Researchers at Waseda University in Japan have developed a hybrid approach combining origami and kirigami techniques to enhance the performance and adaptability of stretchable electronic devices. The research, led by Professor Eiji Iwase and Mr. Nagi Nakamura from the Department of Applied Mechanics and Aerospace Engineering, was published on June 5, 2025, in the journal npj Flexible Electronics.

Stretchable electronics technology currently faces the challenge of balancing material performance and flexibility. Traditional elastomers have poor electrical properties, while origami- or kirigami-based structural solutions suffer from limitations in applicable area or difficulty in mounting rigid components. The "kirigami-origami" structure proposed by the Waseda team combines orthogonal cutting lines and folding lines, forming Z-shaped hinges and rotating panels during stretching. This supports large-area expansion while providing a stable mounting platform for electronic components.

Professor Iwase stated: "In this study, we propose a kirigami structure that integrates folding lines and cutting lines. It combines the advantages of origami and kirigami while compensating for their respective shortcomings. This structure enables large-unit, large-area electronic devices and allows rigid electronic components to be folded through stretching."

The research team also noticed issues with panel deformation and elastic forces in practical applications, so they developed an "elastic origami model" and buffer structures. The buffer design connects fixtures through trapezoidal extensions, resulting in a more uniform tension distribution and better simulation of the deformation behavior of rigid models. To verify the technical feasibility, the team fabricated a stretchable display containing more than 500 hinges and 145 LEDs, which maintained stable performance both before and after folding.
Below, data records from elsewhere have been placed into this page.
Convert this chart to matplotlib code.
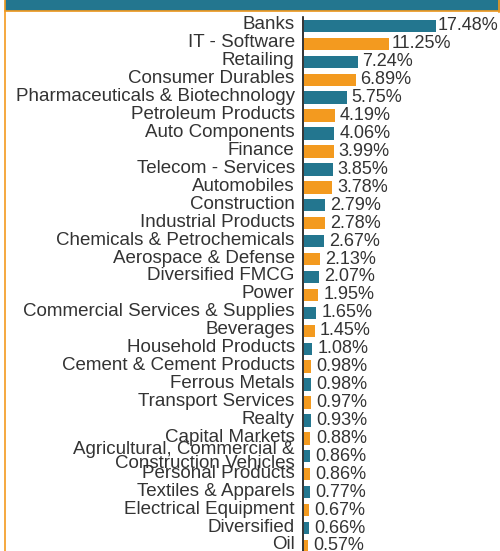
import matplotlib
matplotlib.use("Agg")
import matplotlib.pyplot as plt
from matplotlib.lines import Line2D
from matplotlib.patches import Rectangle
from matplotlib.transforms import ScaledTranslation

sectors = ["Banks", "IT - Software", "Retailing", "Consumer Durables",
           "Pharmaceuticals & Biotechnology", "Petroleum Products", "Auto Components",
           "Finance", "Telecom - Services", "Automobiles", "Construction",
           "Industrial Products", "Chemicals & Petrochemicals", "Aerospace & Defense",
           "Diversified FMCG", "Power", "Commercial Services & Supplies", "Beverages",
           "Household Products", "Cement & Cement Products", "Ferrous Metals",
           "Transport Services", "Realty", "Capital Markets",
           "Agricultural, Commercial &\nConstruction Vehicles", "Personal Products",
           "Textiles & Apparels", "Electrical Equipment", "Diversified", "Oil"]
weights = [17.48, 11.25, 7.24, 6.89, 5.75, 4.19, 4.06, 3.99, 3.85, 3.78, 2.79, 2.78,
           2.67, 2.13, 2.07, 1.95, 1.65, 1.45, 1.08, 0.98, 0.98, 0.97, 0.93, 0.88,
           0.86, 0.86, 0.77, 0.67, 0.66, 0.57]

teal = "#23768f"
orange = "#f39a1f"
txt = "#333333"
colors = [teal if i % 2 == 0 else orange for i in range(len(weights))]

plt.rcParams["font.family"] = ["Liberation Sans", "DejaVu Sans"]

W, H = 500, 551
fig = plt.figure(figsize=(W / 100, H / 100), dpi=100)

# header strip and orange frame
fig.patches.append(Rectangle((5 / W, 1 - 10 / H), 1, 10 / H, transform=fig.transFigure,
                             color=teal, zorder=0))
fig.lines.append(Line2D([4.5 / W, 1], [1 - 10.5 / H] * 2, transform=fig.transFigure,
                        color=orange, lw=1.2))
fig.lines.append(Line2D([4.5 / W] * 2, [0, 1], transform=fig.transFigure,
                        color=orange, lw=1.2))
fig.lines.append(Line2D([499 / W] * 2, [1 - 12 / H, 1], transform=fig.transFigure,
                        color=orange, lw=1.2))

# axes: row -0.5 at 17px from top, row pitch ~17.93px, runs past the bottom
pitch = 17.93
n = len(weights)
top = 17
bottom_px = top + pitch * n
ax = fig.add_axes([303 / W, (H - bottom_px) / H, (W - 303) / W, (bottom_px - top) / H])
ax.set_xlim(0, (W - 303) / 7.55)
ax.set_ylim(n - 0.5, -0.5)

ypos = list(range(n))
ax.barh(ypos, weights, height=0.69, color=colors, left=0.1)
for y, v in zip(ypos, weights):
    # the gap between bar end and label shrinks a bit for the long bars
    ax.text(v * 0.97 + 0.85, y, f"{v:.2f}%", va="center", ha="left",
            fontsize=13, color=txt)

ax.set_yticks(ypos)
ax.set_yticklabels(sectors, fontsize=13.5, color=txt, linespacing=0.75)
ax.tick_params(axis="y", length=0, pad=6)
# single-line labels sit a little above the bar centre
up = ScaledTranslation(0, 3 / 100, fig.dpi_scale_trans)
for lab in ax.get_yticklabels():
    if "\n" not in lab.get_text():
        lab.set_transform(lab.get_transform() + up)
ax.set_xticks([])
for s in ["top", "right", "bottom"]:
    ax.spines[s].set_visible(False)
ax.spines["left"].set_color("#111111")
ax.spines["left"].set_linewidth(1.2)
ax.patch.set_alpha(0)

fig.savefig("out.png", dpi=100)
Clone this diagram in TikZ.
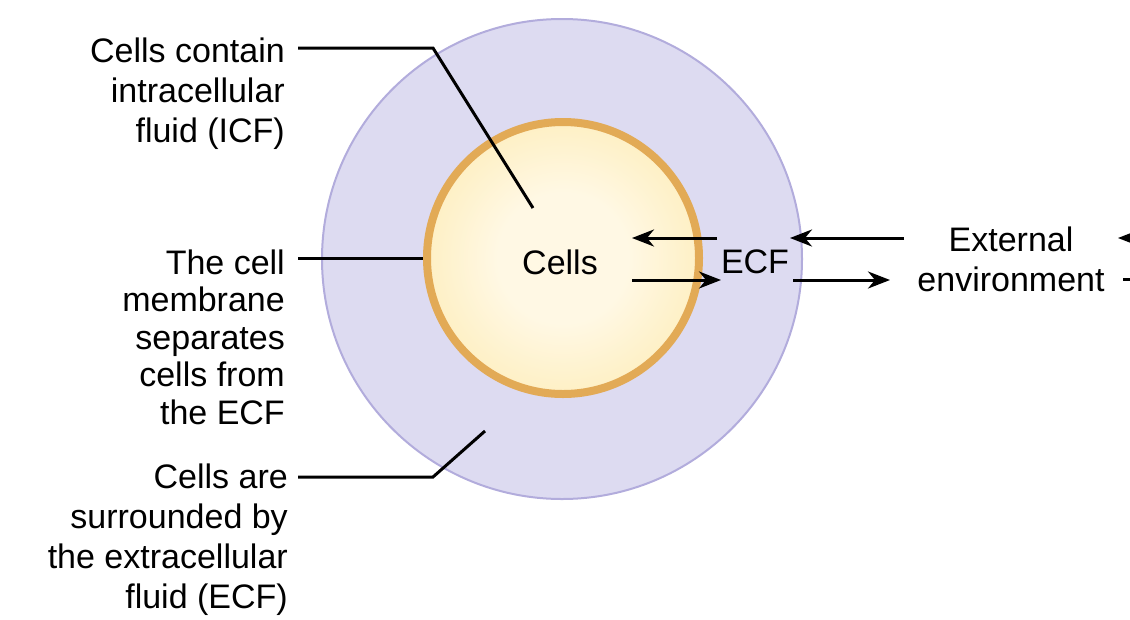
\documentclass[tikz,border=0pt]{standalone}
\usepackage{fontspec}
\setmainfont{Liberation Sans}
\usetikzlibrary{arrows.meta}
\definecolor{ecf}{RGB}{221,219,241}
\definecolor{ecfborder}{RGB}{178,172,220}
\definecolor{cellin}{RGB}{255,248,228}
\definecolor{cellout}{RGB}{252,224,136}
\definecolor{membrane}{RGB}{226,170,86}
\pgfdeclareradialshading{cellshade}{\pgfpoint{0bp}{0bp}}{color(0bp)=(cellin); color(12bp)=(cellin); color(50bp)=(cellout)}
\begin{document}
\begin{tikzpicture}[x=1pt,y=-1pt,
  lbl/.style={font=\fontsize{34}{40}\selectfont, inner sep=0pt},
  tightlbl/.style={font=\fontsize{34}{37.5}\selectfont, inner sep=0pt},
  leader/.style={line width=3pt},
  flow/.style={line width=3pt, -{Stealth[length=22pt,width=17pt,inset=7pt]}}]
\useasboundingbox (0,0) rectangle (1130,619);
\clip (0,0) rectangle (1130,619);
% compartments
\node[circle, draw=ecfborder, fill=ecf, line width=2pt, minimum size=480pt, inner sep=0pt] (ecfc) at (562,259) {};
\node[circle, draw=membrane, shading=cellshade, line width=8pt, minimum size=272pt, inner sep=0pt] (cell) at (563,258) {};
% texts
\node[lbl] (cells) at (560,262) {Cells};
\node[lbl] (ecft) at (755,262) {ECF};
\node[lbl, align=center] (ext) at (1011,259) {External\\environment};
\node[lbl, align=right, anchor=east] (icf) at (285,94) {Cells contain\\intracellular\\fluid (ICF)};
\node[tightlbl, align=right, anchor=east] (mem) at (285,337) {The cell\\membrane\\separates\\cells from\\the ECF};
\node[lbl, align=right, anchor=east] (sur) at (288,540) {Cells are\\surrounded by\\the extracellular\\fluid (ECF)};
% leader coordinates
\coordinate (icfA) at (433,48);
\coordinate (icfB) at (533,208);
\coordinate (memA) at (298,258);
\coordinate (surA) at (433,477);
\coordinate (surB) at (485,431);
\draw[leader] (298,48 -| icf.east) ++(13,0) -- (icfA) -- (icfB);
\draw[leader] (memA) -- (cell.west |- memA);
\draw[leader] ([xshift=10pt]sur.east |- surA) -- (surA) -- (surB);
% exchange arrows
\coordinate (a1s) at (717,238); \coordinate (a1e) at (632,238);
\coordinate (a2s) at (632,280); \coordinate (a2e) at (721,280);
\coordinate (a3s) at (904,238); \coordinate (a3e) at (790,238);
\coordinate (a4s) at (793,280); \coordinate (a4e) at (890,280);
\coordinate (a5s) at (1145,238); \coordinate (a5e) at (1118,238);
\coordinate (a6s) at (1123,279); \coordinate (a6e) at (1160,279);
\draw[flow] (a1s) -- (a1e);
\draw[flow] (a2s) -- (a2e);
\draw[flow] (a3s) -- (a3e);
\draw[flow] (a4s) -- (a4e);
\draw[flow] (a5s) -- (a5e);
\draw[flow] (a6s) -- (a6e);
\end{tikzpicture}
\end{document}
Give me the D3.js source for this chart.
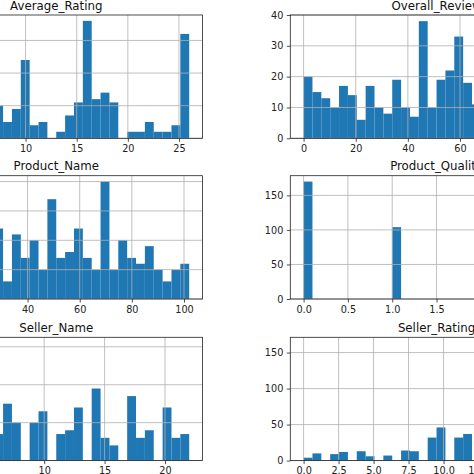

This kirigami-origami technique provides a new pathway for developing high-performance wearable sensors, curved displays, and flexible sensing systems for robots. Iwase added: "Our method can develop stretchable electronic devices that adapt to complex shapes without compromising performance, including next-generation high-performance wearable sensors, curved displays, and flexible sensors and actuators for human-assistive robots."